# Instrumentation opamp saturating

I'm building a circuit to measure signal out of a wheatstone bridge for strain gauge.

here is the schematic: simulate this circuit – Schematic created using CircuitLab I applied +-1.5V with digital power supply and measured the output with Arduino. For the bridge circuit, I don't have 350 ohm resistors which have the same resistance as the strain gauge so I used a 0-500 ohm potentiometer to set up the 350 ohm. Reference is connected to ground and those two 47k ohm resistors are for bias, which I made exactly like what is shown in the datasheet.

Now there are some issues:

1. I tried to balance the bridge as much as I can and I can measure around 0.75V(with multimeter) at both inputs so that the output should be 0V. However the output shows around 1.4V. I think it's not saturated yet because I can get exactly 1.5V(measured with multimeter) at the output when I decrease the potentiometer resistance a little.

2. I measured all the voltage above with multimeter and also connect the output to Arduino. The reading on Arduino, however, swings periodically between 1.2V and 1.5V while the reading of output on the multimeter is constantly 1.4V.

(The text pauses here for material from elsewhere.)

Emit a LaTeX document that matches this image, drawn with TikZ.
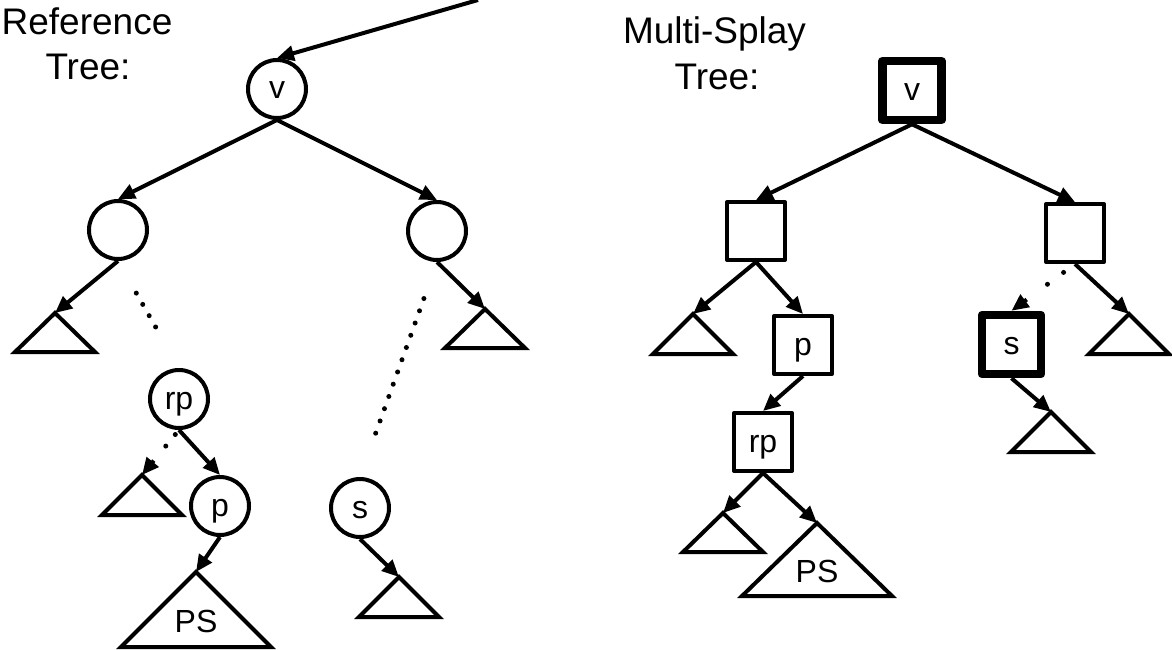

• Is ground or either supply common mode noise causing Arduino errors on wires? Be specific on errors for voltage and duration and show layout in a photo Jul 14, 2022 at 14:06
• common mode input range of INA122 is 0-3.4V, I don't see a problem here because both inputs are around 0.7V Jul 14, 2022 at 14:06
• @colachicken The problem is that is on 5V and you are not running off 5V. 3.4V max input on 5V supply = 1.6V input from the rails. They don't list what it is on +/-1.5V or 3V so you don't actually know what it is. Jul 14, 2022 at 14:07
• If there is a noise, why can't I capture that with multimeter? Jul 14, 2022 at 14:08
• you could have 50 kHz noise ignored by DVM Jul 14, 2022 at 14:08

The input common-mode range that can be accommodated without serious error by the INA122 is from the most negative supply (-1.5 volts) up to 1.6 volts below the most positive supply. This means that any input voltage higher than -0.1 volts will not work.

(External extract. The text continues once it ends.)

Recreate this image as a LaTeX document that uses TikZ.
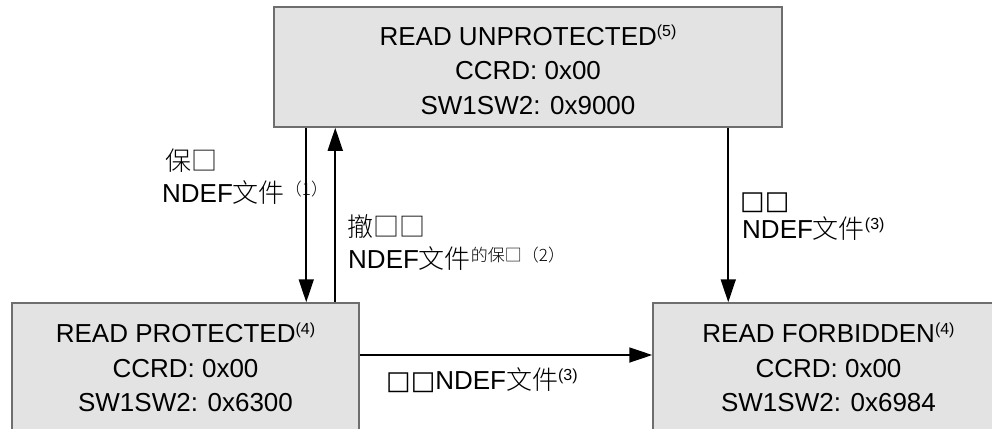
\documentclass[tikz,border=0pt]{standalone}
\usepackage{fontspec}
\setmainfont{Liberation Sans}
\newfontfamily\cjk{Noto Sans CJK SC Light}
\newfontfamily\dvs{DejaVu Sans}
\usetikzlibrary{arrows.meta}
\definecolor{boxgray}{HTML}{6E6E6E}
\definecolor{boxfill}{HTML}{E3E3E3}
\newcommand\supL[1]{\raisebox{8.5pt}{\fontsize{16}{16}\selectfont #1}}
\newcommand\supC[1]{\raisebox{7pt}{\fontsize{17}{17}\selectfont\cjk #1}}
\begin{document}
\begin{tikzpicture}[x=1pt,y=-1pt,
  statebox/.style={draw=boxgray, fill=boxfill, line width=1.5pt, inner sep=0pt,
    align=center, font=\fontsize{26}{34.5}\selectfont},
  conn/.style={line width=1.8pt, -{Triangle[length=23pt,width=15pt]}},
  lbl/.style={anchor=base west, inner sep=0pt, font=\fontsize{26}{32}\selectfont},
]
\useasboundingbox (0,0) rectangle (992,428);
\clip (0,0) rectangle (992,428);

\node[statebox, minimum width=508pt, minimum height=120pt] (top) at (528,67)
  {\rule{0pt}{26pt}READ UNPROTECTED\supL{(5)}\\CCRD: 0x00\\SW1SW2: 0x9000};
\node[statebox, minimum width=347pt, minimum height=129pt] (pl) at (185.5,367.5)
  {READ PROTECTED\supL{(4)}\\CCRD: 0x00\\SW1SW2: 0x6300};
\node[statebox, minimum width=351pt, minimum height=129pt] (pr) at (828.5,367.5)
  {READ FORBIDDEN\supL{(4)}\\CCRD: 0x00\\SW1SW2: 0x6984};

\draw[conn] ([xshift=33pt]top.south west) -- ([xshift=295pt]pl.north west);
\draw[conn] ([xshift=324pt]pl.north west) -- ([xshift=62pt]top.south west);
\draw[conn] ([xshift=455pt]top.south west) -- ([xshift=76pt]pr.north west);
\draw[conn] ([yshift=12.5pt]pl.east) -- ([yshift=12.5pt]pr.west);

\node[lbl] (l1a) at (165,170) {{\cjk 保□}};
\node[lbl] (l1b) at (162,202) {NDEF{\cjk 文件}\supC{（1）}};
\node[lbl] (l2a) at (347,236) {{\cjk 撤□□}};
\node[lbl] (l2b) at (348,268) {NDEF{\cjk 文件}\supC{的保□（2）}};
\node[lbl] (l3a) at (740,209) {{\dvs □□}};
\node[lbl] (l3b) at (742,238) {NDEF{\cjk 文件}\supL{(3)}};
\node[lbl] (l4) at (386,389) {{\dvs □□}NDEF{\cjk 文件}\supL{(3)}};
\end{tikzpicture}
\end{document}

Unfortunately you need to fix this because your common-mode input is circa +2.5 volts. Here's the data sheet extract that shows the data. Of course it isn't a clearly stated thing; you have to fudge the numbers yourself: - So, on a single 5 volt supply, the usable input range is from 0 volts to 3.4 volts. This means that you can't use the input range encompassing 3.4 volts to 5 volts i.e. the top 1.6 volts are out-of-bounds. Now if we translate that to your power regime it means the usable range precludes the top 1.6 volts. Given that your most positive rail is +1.5 volts, in real numbers the highest usable input voltage is -0.1 volts.

You would improve your circuit by running it from 0 volts and +5 volts. If you can run your bridge from -1.5 volts and +1.5 volts, you could make the upper bridge resistors higher in value to ensure that the bridge midpoint can never rise higher than -0.1 volts (with a safety/clearance margin).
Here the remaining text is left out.